For individuals with ties to multiple countries, determining primary tax residence can be contentious. Legal professionals may need to examine aspects of an individual’s life, such as property ownership and family connections, to determine the most appropriate tax jurisdiction.

Practical Relevance for Immigration

Understanding the concept of country of residence is crucial in immigration law, where residency status dictates eligibility for visas, permanent residency, or citizenship. Immigration authorities often require proof of residency to assess whether an applicant meets the necessary criteria for various benefits. Residency status also impacts work authorization, as many employment-based visas require evidence of residency to ensure the applicant intends to live and work in the host country.

Cross-Border Dispute Scenarios

Residency determination is significant in cross-border disputes, where conflicting claims of residence can arise. Such disputes often involve complex legal questions about jurisdiction and applicable law. Courts must determine which nation’s laws apply in cases like divorce or child custody involving parties from different countries, often relying on residency status. In international business, determining the residency of a company or individual can influence contractual disputes. Jurisdictions may interpret residency differently, affecting contract enforcement or tax law applicability. Legal professionals navigating these disputes must understand both domestic and international legal frameworks and analyze residency claims carefully.

Impact on Social Security and Benefits

The determination of a country of residence can significantly affect an individual’s eligibility for social security and other government benefits. In many jurisdictions, residency status is a prerequisite for accessing social security benefits, healthcare, and other public services. For instance, in the European Union, Regulation (EC) No 883/2004 coordinates social security systems to ensure individuals moving within the EU do not lose their social security rights. This regulation stipulates that benefits are generally provided by the country of residence, determined by factors like habitual residence and the center of interests.

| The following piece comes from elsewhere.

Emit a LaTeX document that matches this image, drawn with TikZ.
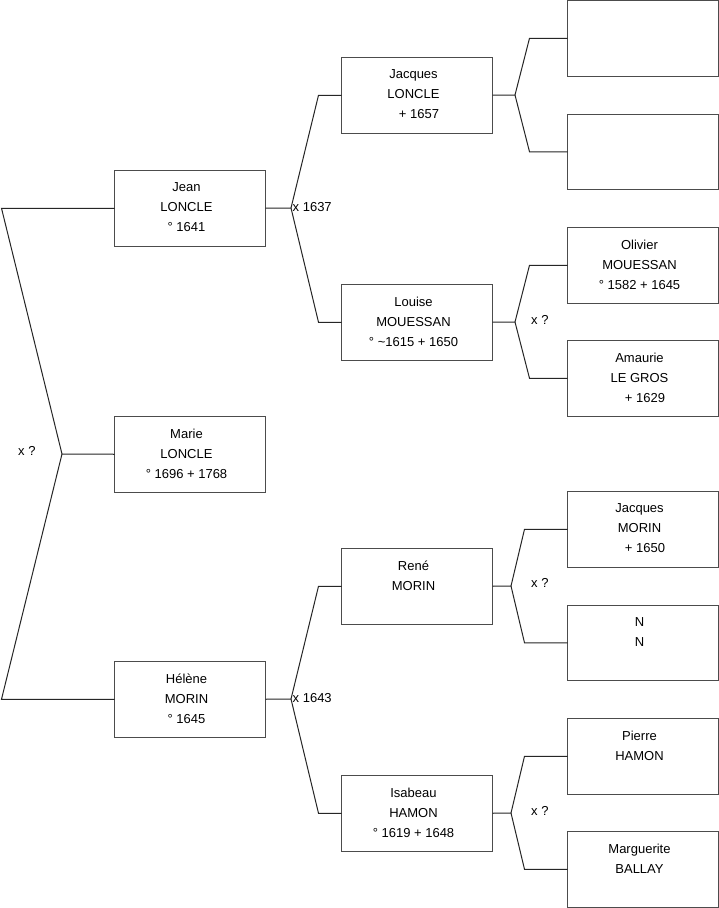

In the United States, the Social Security Administration requires individuals to be residents to receive certain benefits, though exceptions exist for U.S. citizens living abroad in countries with bilateral agreements. These Totalization Agreements eliminate dual social security taxation and ensure benefit protection for individuals who divide their careers between two countries. The agreements specify which country has the primary responsibility for social security coverage and benefits, often based on residency.

Residency status also impacts healthcare eligibility. In countries with national healthcare systems, such as the United Kingdom, residency is often a key criterion for accessing free or subsidized healthcare services. For example, the UK’s National Health Service (NHS) primarily provides healthcare to residents, who may need to demonstrate residency through documentation like utility bills or rental agreements to access services.